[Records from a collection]
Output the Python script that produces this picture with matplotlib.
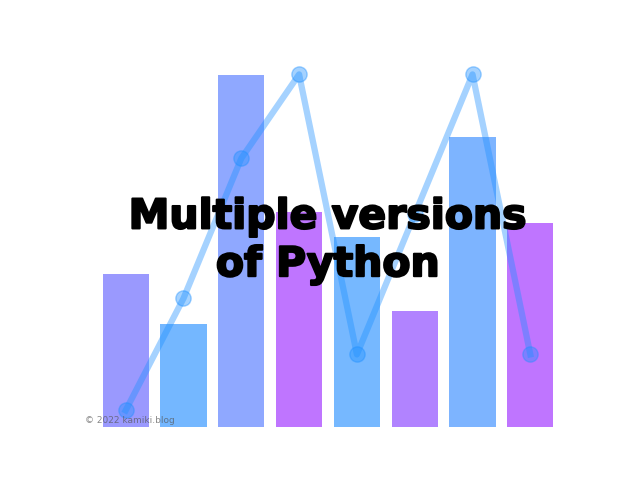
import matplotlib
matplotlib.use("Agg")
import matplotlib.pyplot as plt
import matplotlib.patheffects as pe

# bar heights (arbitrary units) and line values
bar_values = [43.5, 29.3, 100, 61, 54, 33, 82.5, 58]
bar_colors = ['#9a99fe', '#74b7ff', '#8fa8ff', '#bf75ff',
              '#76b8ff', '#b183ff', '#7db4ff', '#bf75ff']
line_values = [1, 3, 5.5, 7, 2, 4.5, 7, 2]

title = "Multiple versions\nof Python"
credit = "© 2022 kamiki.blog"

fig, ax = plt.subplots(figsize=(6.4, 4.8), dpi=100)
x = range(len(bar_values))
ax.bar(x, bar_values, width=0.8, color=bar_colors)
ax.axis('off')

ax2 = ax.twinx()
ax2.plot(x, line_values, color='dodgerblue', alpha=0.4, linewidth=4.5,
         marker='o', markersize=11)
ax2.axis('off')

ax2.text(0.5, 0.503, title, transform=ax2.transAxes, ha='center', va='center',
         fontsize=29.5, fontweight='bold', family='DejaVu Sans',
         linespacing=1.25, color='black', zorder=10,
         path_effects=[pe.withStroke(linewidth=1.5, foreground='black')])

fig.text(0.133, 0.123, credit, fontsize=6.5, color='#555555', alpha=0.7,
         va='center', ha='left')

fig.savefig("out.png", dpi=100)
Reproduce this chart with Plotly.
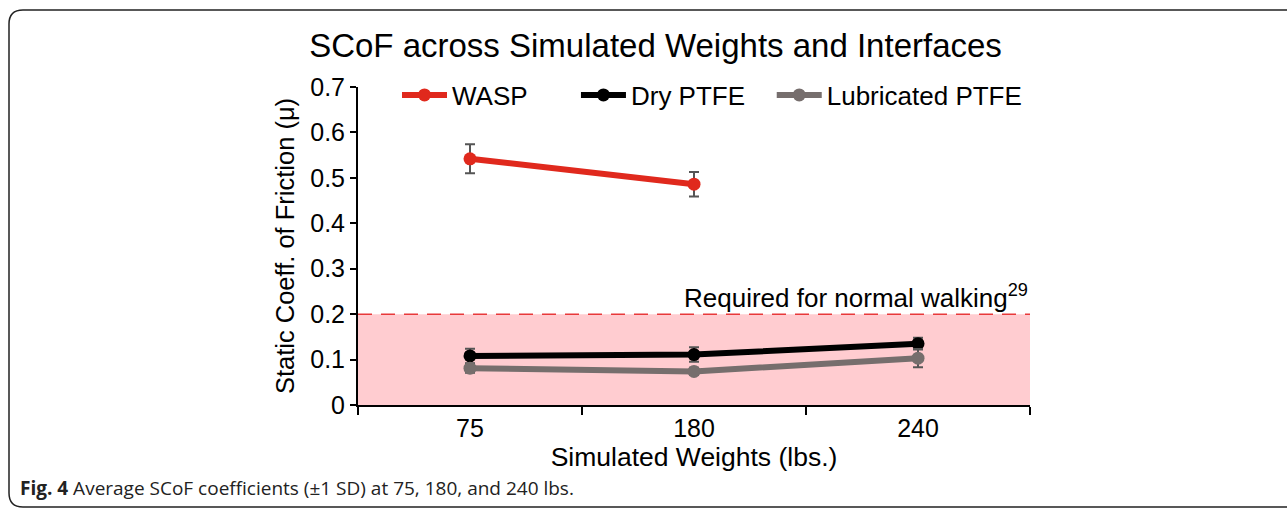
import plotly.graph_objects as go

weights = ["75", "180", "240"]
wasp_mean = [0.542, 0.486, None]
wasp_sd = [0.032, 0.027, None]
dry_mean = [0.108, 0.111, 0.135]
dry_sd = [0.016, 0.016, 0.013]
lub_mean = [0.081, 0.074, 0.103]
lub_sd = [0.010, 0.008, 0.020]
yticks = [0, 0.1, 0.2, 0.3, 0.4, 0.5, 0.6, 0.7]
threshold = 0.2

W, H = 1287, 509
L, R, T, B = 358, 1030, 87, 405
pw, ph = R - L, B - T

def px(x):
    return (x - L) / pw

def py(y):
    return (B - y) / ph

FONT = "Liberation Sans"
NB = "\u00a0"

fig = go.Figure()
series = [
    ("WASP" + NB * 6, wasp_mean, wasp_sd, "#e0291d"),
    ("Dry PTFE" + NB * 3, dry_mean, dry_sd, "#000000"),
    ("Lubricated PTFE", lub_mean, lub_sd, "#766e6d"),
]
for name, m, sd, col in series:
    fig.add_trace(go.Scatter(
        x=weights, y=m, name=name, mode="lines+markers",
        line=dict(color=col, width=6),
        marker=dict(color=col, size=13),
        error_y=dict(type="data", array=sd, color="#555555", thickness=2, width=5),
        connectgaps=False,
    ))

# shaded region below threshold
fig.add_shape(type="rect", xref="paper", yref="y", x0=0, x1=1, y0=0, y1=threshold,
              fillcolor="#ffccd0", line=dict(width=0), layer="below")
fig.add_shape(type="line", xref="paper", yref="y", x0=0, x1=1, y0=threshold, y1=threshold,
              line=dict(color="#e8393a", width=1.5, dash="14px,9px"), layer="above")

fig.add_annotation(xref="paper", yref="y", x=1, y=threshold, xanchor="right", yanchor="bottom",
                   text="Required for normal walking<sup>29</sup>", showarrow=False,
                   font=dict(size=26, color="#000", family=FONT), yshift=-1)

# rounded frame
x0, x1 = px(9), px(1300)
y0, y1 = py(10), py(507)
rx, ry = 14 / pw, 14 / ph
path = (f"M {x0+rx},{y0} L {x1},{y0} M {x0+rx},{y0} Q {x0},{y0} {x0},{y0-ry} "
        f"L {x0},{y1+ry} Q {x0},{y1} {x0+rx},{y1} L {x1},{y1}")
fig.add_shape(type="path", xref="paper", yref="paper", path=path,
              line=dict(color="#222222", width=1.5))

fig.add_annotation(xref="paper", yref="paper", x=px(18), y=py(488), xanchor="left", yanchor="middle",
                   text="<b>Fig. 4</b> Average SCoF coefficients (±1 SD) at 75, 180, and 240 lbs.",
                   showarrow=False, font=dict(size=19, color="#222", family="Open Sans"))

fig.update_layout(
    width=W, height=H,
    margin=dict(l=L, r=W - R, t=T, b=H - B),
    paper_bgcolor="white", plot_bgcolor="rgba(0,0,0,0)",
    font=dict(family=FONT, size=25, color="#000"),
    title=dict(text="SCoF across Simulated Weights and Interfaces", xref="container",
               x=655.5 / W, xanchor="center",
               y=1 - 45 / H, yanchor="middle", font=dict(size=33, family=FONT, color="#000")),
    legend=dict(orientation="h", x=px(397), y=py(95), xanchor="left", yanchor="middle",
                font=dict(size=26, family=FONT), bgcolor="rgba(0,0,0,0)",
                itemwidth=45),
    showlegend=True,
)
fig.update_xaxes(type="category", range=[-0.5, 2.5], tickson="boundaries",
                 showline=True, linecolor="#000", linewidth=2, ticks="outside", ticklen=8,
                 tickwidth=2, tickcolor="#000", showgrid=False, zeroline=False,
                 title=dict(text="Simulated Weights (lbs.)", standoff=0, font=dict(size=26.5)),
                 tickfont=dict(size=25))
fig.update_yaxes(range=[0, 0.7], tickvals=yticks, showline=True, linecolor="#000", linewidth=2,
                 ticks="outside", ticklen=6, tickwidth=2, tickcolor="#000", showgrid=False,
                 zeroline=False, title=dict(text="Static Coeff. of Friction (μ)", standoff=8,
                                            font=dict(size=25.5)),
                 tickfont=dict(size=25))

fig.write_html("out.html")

=== Task to carry out ===
Write out the lines from the start of the material to the line with "import matplotlib.patheffects as pe", inclusive and exactly. Skip the pictures.

=== Result ===
Output the Python script that produces this picture with matplotlib.
import matplotlib
matplotlib.use("Agg")
import matplotlib.pyplot as plt
import matplotlib.patheffects as pe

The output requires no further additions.